Swallowing: Coughing or choking during swallowing can indicate that liquid is impinging on the airway. This can be liquid that is actually aspirated into the airway or that merely penetrates the airway and then is expelled. Aspiration can result from a primary swallowing dysfunction or from lack of coordination between sucking, swallowing, and breathing. Aspiration can be descending (during feeding), but can also be ascending (during gastroesophageal reflux). A history of frequent upper respiratory infection or pneumonia may be an indication that “silent” aspiration is taking place.
Clinical assessment of swallowing function includes: ability to handle secretions, presence of noise or wet sounding breathing during or after feeding. (Noises arising from the nasopharynx may indicate nasal reflux during swallowing, while noises in the pharynx may indicate residue left in the pharynx after the swallow), and the need for multiple swallows to clear a single bolus.
Infants who show signs of swallowing dysfunction should be referred for further assessment.

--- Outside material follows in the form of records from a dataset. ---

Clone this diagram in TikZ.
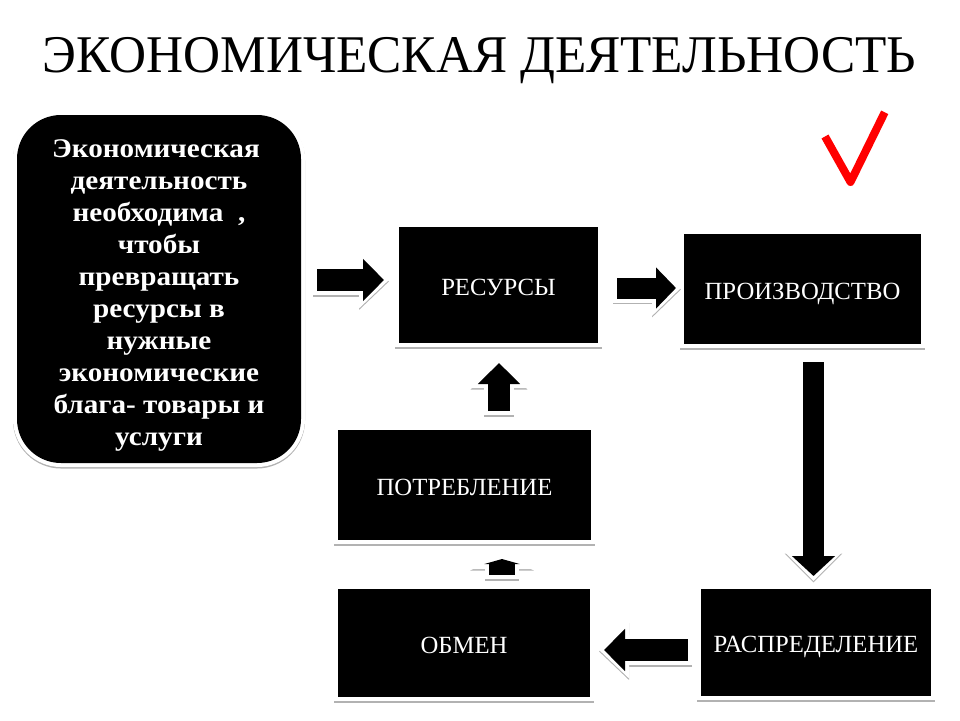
\documentclass[tikz,border=0pt]{standalone}
\usepackage{fontspec}
\setmainfont{Liberation Serif}
\newfontfamily\titlefont[FakeStretch=0.967]{Liberation Serif}
\newfontfamily\infofont[FakeStretch=1.08]{Liberation Serif}
\usetikzlibrary{arrows.meta}

\tikzset{
	boxbase/.style={rectangle,fill=black,text=white,inner sep=0pt,
		preaction={draw=gray!60,fill=gray!60,line width=8pt,transform canvas={yshift=-1.5pt}},
		preaction={draw=white,fill=white,line width=8pt}},
	flowbox/.style={boxbase,text height=20pt,text depth=0pt,font=\fontsize{24.7}{28}\selectfont},
	infobox/.style={boxbase,rounded corners=44pt,align=center,font=\infofont\bfseries\fontsize{27}{32}\selectfont},
	% block arrow: shaft width, head width, head length, width and length of the white head
	blockarrow/.style n args={5}{line width=#1pt,draw=black,-{Triangle[length=#3pt,width=#2pt]},
		preaction={draw=gray!60,line width=#1pt+8pt,shorten <=-4pt,shorten >=-5pt,-{Triangle[length=#5pt,width=#4pt]},transform canvas={yshift=-1.5pt}},
		preaction={draw=white,line width=#1pt+8pt,shorten <=-4pt,shorten >=-5pt,-{Triangle[length=#5pt,width=#4pt]}}}
}

\begin{document}
\begin{tikzpicture}[x=1pt,y=-1pt]
	\useasboundingbox (0,0) rectangle (960,720);

	% title
	\node[anchor=base] (title) at (479.5,72) {\titlefont\fontsize{53}{56}\selectfont ЭКОНОМИЧЕСКАЯ ДЕЯТЕЛЬНОСТЬ};

	% boxes
	\node[infobox,minimum width=284pt,minimum height=348pt] (info) at (159,289)
		{\rule{0pt}{30pt}Экономическая\hspace*{6pt}\\деятельность\hspace*{6pt}\\необходима\ \ ,\\чтобы\\превращать\\ресурсы в\hspace*{3pt}\\нужные\hspace*{7pt}\\экономические\\блага- товары и\\услуги};
	\node[flowbox,minimum width=199pt,minimum height=116pt] (res) at (498.5,285) {РЕСУРСЫ};
	\node[flowbox,minimum width=237pt,minimum height=110pt] (prod) at (802.5,289) {ПРОИЗВОДСТВО};
	\node[flowbox,minimum width=230pt,minimum height=107pt] (dist) at (816,642.5) {РАСПРЕДЕЛЕНИЕ};
	\node[flowbox,minimum width=252pt,minimum height=108pt] (exch) at (464,643) {ОБМЕН};
	\node[flowbox,minimum width=253pt,minimum height=110pt] (cons) at (464.5,485) {ПОТРЕБЛЕНИЕ};

	% free ends of the arrows
	\coordinate (a) at (317,280);
	\coordinate (b) at (384,280);
	\coordinate (c) at (617,288);
	\coordinate (d) at (676,288);

	% arrows
	\draw[blockarrow={22}{41}{21}{55}{30}] (a) -- (b);
	\draw[blockarrow={21}{40}{20}{54}{29}] (c) -- (d);
	\draw[blockarrow={21}{42}{20}{56}{29}] (813.5,362) -- (813.5,576);
	\draw[blockarrow={22}{41}{21}{55}{30}] (688,650) -- (604,650);
	\draw[blockarrow={22}{41}{21}{55}{30}] (499,411) -- (499,363);
	\draw[blockarrow={26}{35}{5}{63}{15}] (502,575) -- (502,559);

	% red check mark
	\coordinate (m1) at (825,136.5);
	\coordinate (m2) at (850.5,182);
	\coordinate (m3) at (884.7,112.3);
	\draw[red,line width=8pt,line join=round] (m1) -- (m2) -- (m3);
\end{tikzpicture}
\end{document}
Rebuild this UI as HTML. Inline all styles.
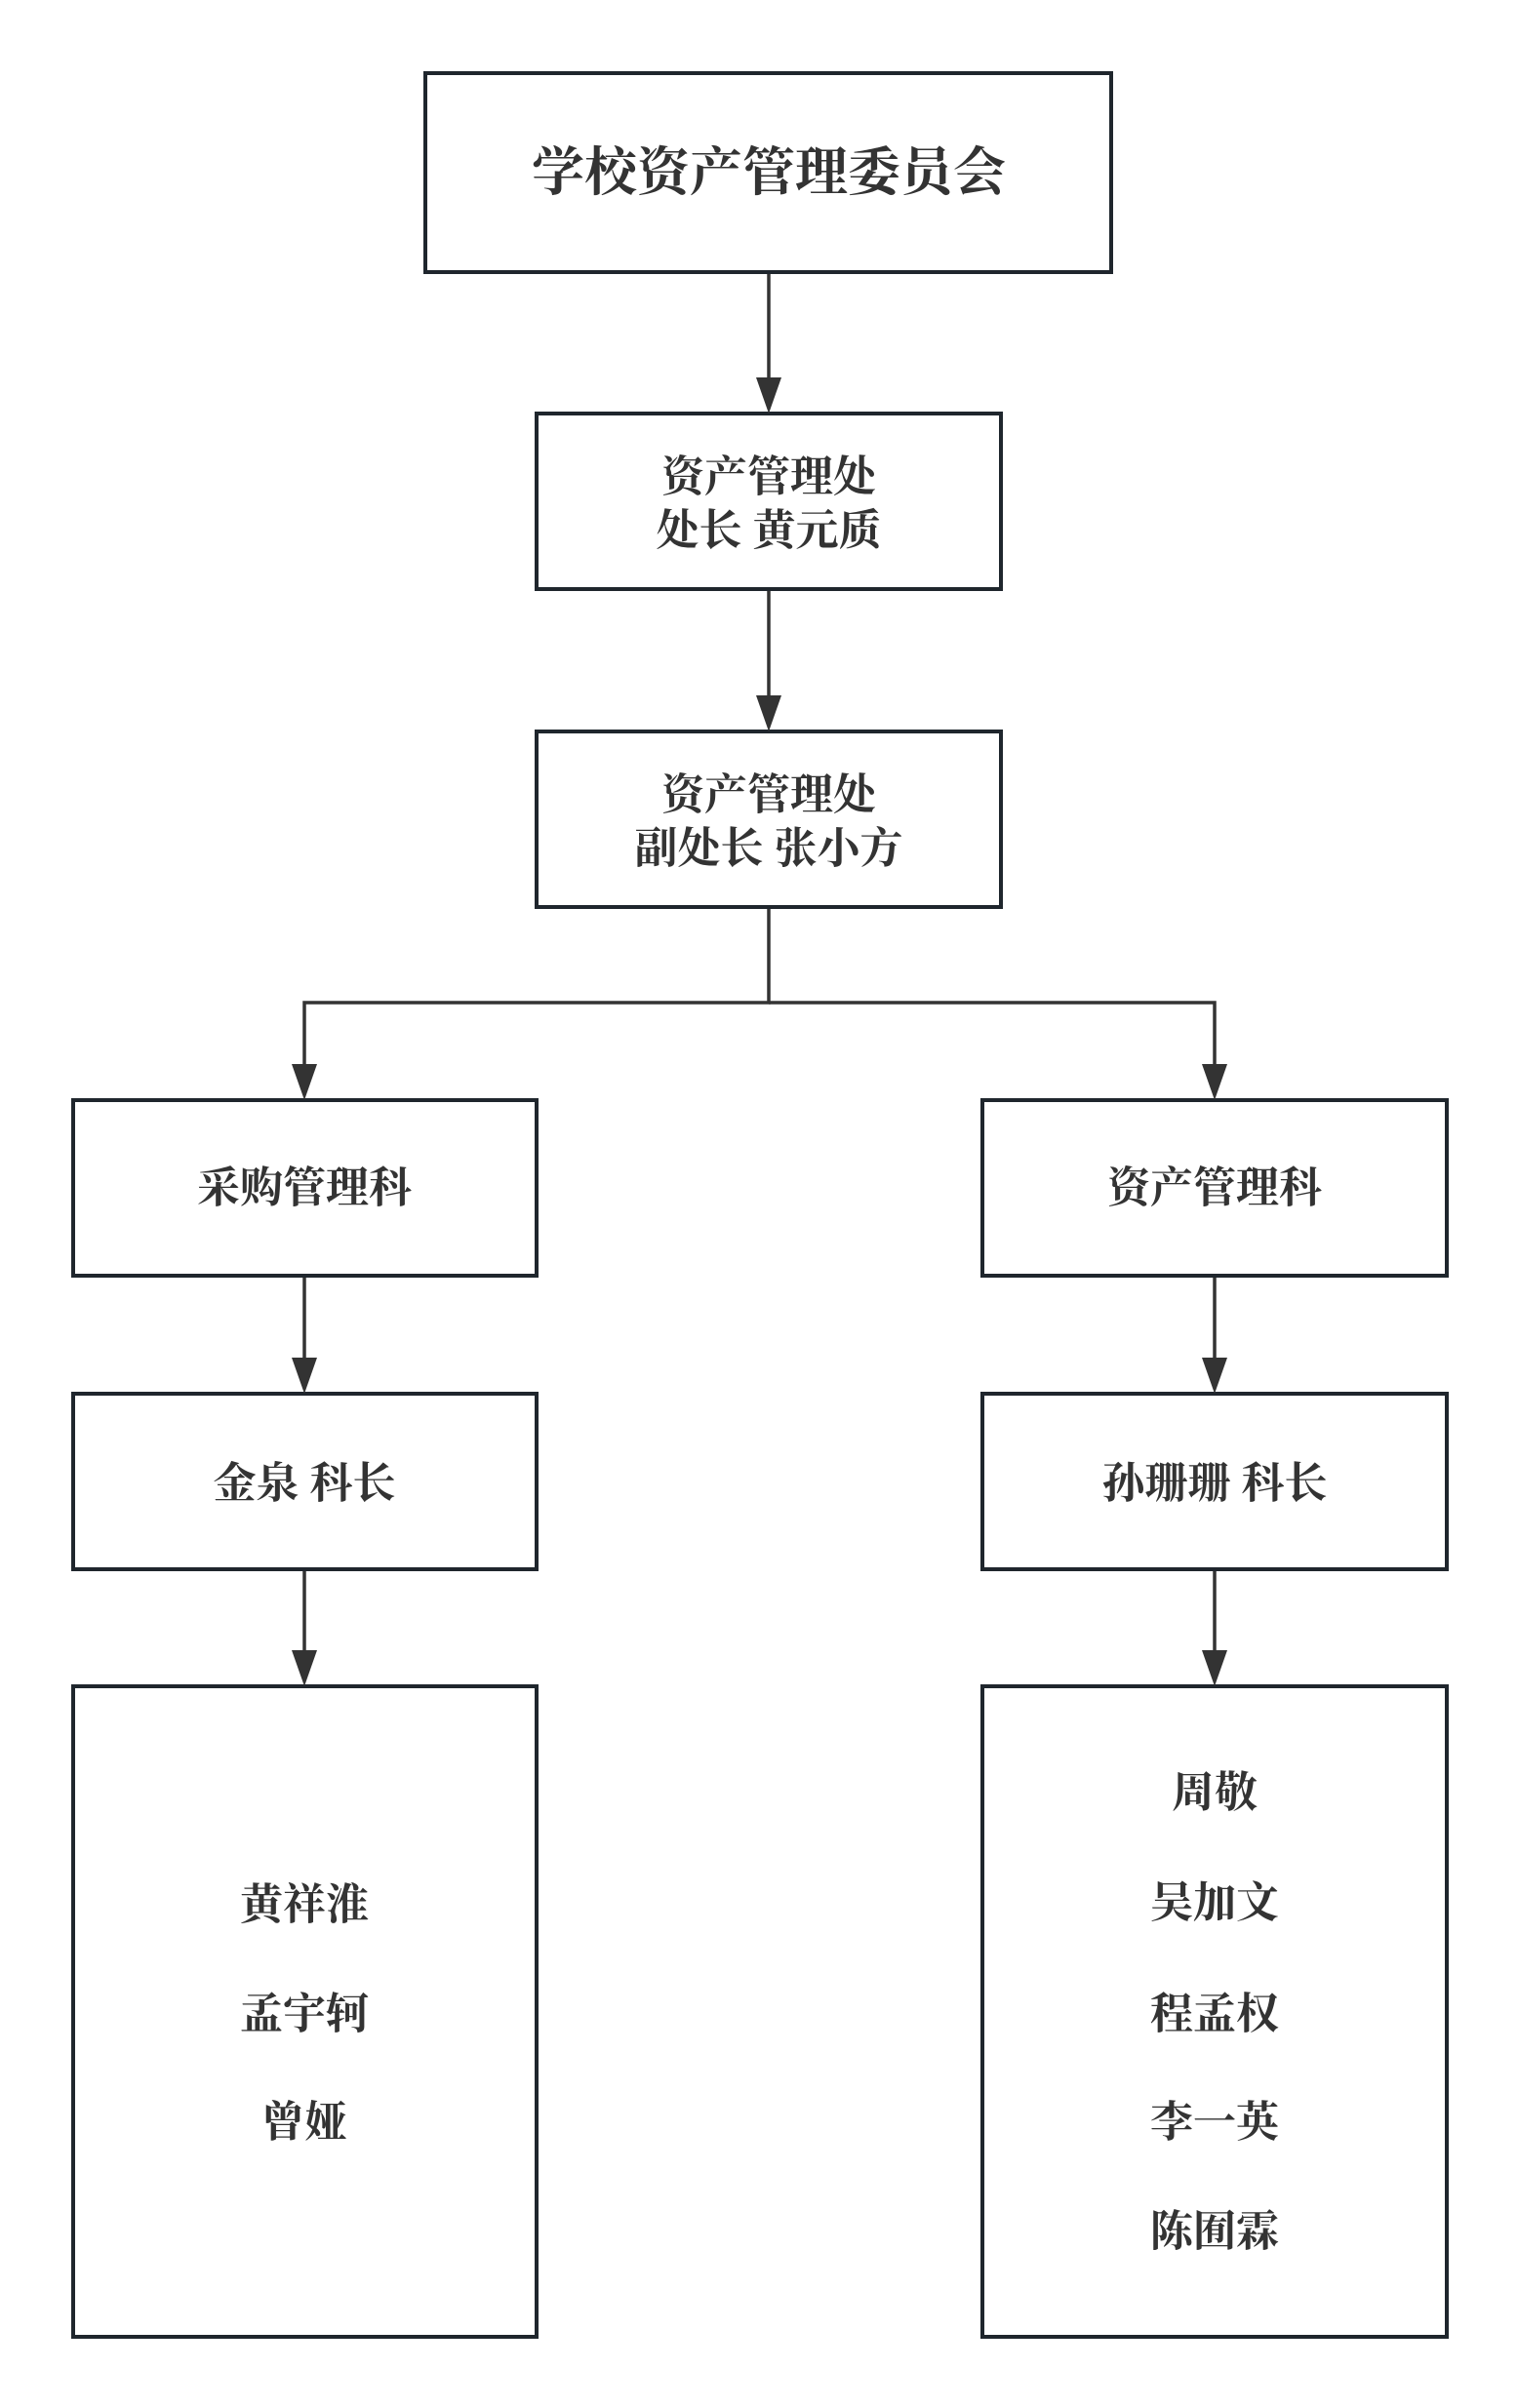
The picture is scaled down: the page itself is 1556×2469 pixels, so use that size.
<!DOCTYPE html>
<html><head><meta charset="utf-8"><style>
html,body{margin:0;padding:0;background:#fff;}
svg{display:block;}
text{font-family:"Liberation Serif","Noto Serif CJK SC","Noto Sans CJK SC",serif;font-weight:bold;fill:#333;text-anchor:middle;dominant-baseline:central;}
</style></head><body>
<svg width="1556" height="2469" viewBox="0 0 1556 2469" xmlns="http://www.w3.org/2000/svg">
<rect width="1556" height="2469" fill="#fff"/>
<g fill="#fff" stroke="#1f262d" stroke-width="4">
<rect x="436" y="75" width="703" height="204"/>
<rect x="550" y="424" width="476" height="180"/>
<rect x="550" y="750" width="476" height="180"/>
<rect x="75" y="1128" width="475" height="180"/>
<rect x="1007" y="1128" width="476" height="180"/>
<rect x="75" y="1429" width="475" height="180"/>
<rect x="1007" y="1429" width="476" height="180"/>
<rect x="75" y="1729" width="475" height="667"/>
<rect x="1007" y="1729" width="476" height="667"/>
</g>
<g stroke="#333" stroke-width="3.5" fill="none">
<line x1="788" y1="281" x2="788" y2="390"/>
<line x1="788" y1="606" x2="788" y2="716"/>
<polyline points="788,932 788,1028 312,1028 312,1094"/>
<polyline points="788,1028 1245,1028 1245,1094"/>
<line x1="312" y1="1310" x2="312" y2="1395"/>
<line x1="1245" y1="1310" x2="1245" y2="1395"/>
<line x1="312" y1="1611" x2="312" y2="1695"/>
<line x1="1245" y1="1611" x2="1245" y2="1695"/>
</g>
<g fill="#333">
<polygon points="775,387 801,387 788,424"/>
<polygon points="775,713 801,713 788,750"/>
<polygon points="299,1091 325,1091 312,1128"/>
<polygon points="1232,1091 1258,1091 1245,1128"/>
<polygon points="299,1392 325,1392 312,1429"/>
<polygon points="1232,1392 1258,1392 1245,1429"/>
<polygon points="299,1692 325,1692 312,1729"/>
<polygon points="1232,1692 1258,1692 1245,1729"/>
</g>
<text x="788" y="177" font-size="54">学校资产管理委员会</text>
<text x="788" y="489" font-size="44">资产管理处</text>
<text x="788" y="544" font-size="44">处长 黄元质</text>
<text x="788" y="815" font-size="44">资产管理处</text>
<text x="788" y="870" font-size="44">副处长 张小方</text>
<text x="312" y="1218" font-size="44">采购管理科</text>
<text x="1245" y="1218" font-size="44">资产管理科</text>
<text x="312" y="1521" font-size="44">金泉 科长</text>
<text x="1245" y="1521" font-size="44">孙珊珊 科长</text>
<text x="312" y="1953" font-size="44">黄祥淮</text>
<text x="312" y="2065" font-size="44">孟宇轲</text>
<text x="312" y="2176" font-size="44">曾娅</text>
<text x="1245" y="1838" font-size="44">周敬</text>
<text x="1245" y="1951" font-size="44">吴加文</text>
<text x="1245" y="2065" font-size="44">程孟权</text>
<text x="1245" y="2176" font-size="44">李一英</text>
<text x="1245" y="2288" font-size="44">陈囿霖</text>
</svg>
</body></html>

The most comprehensive evaluation of swallowing occurs radiologically during the videofluoroscopic swallowing study (VFSS) or modified barium swallow.
· Respiratory effort: evaluation before, during, and after feeding. Increased respiratory effort is indicated by retractions at the neck, trunk, or rib cage, head bobbing, grunting or forced exhalation.
· Changes in respiratory pattern: observe whether there are excessive pauses or irregularities in breathing pattern. Short respiratory pause of 15 seconds can be considered normal at any age, but longer periods or those associated with cyanosis, pallor, or bradycardia are pathologic.
· Sounds of respirations. Noise heard during any part of the respiratory cycle may indicate airway obstruction or alteration in airway patency.
Coordination of Sucking, Swallowing, and Breathing: This is assessed by listening to the ratio of sucks to swallows and the timing and adequacy of respiratory efforts during sucking bursts. The normal rhythmic sucking pattern during bottle feeding consists of a series of bursts and pauses that begins as a continuous sucking pattern and changes to an intermittent sucking pattern over the course of the feeding. Normally recovery in all respiratory parameters occurs within the sucking pauses.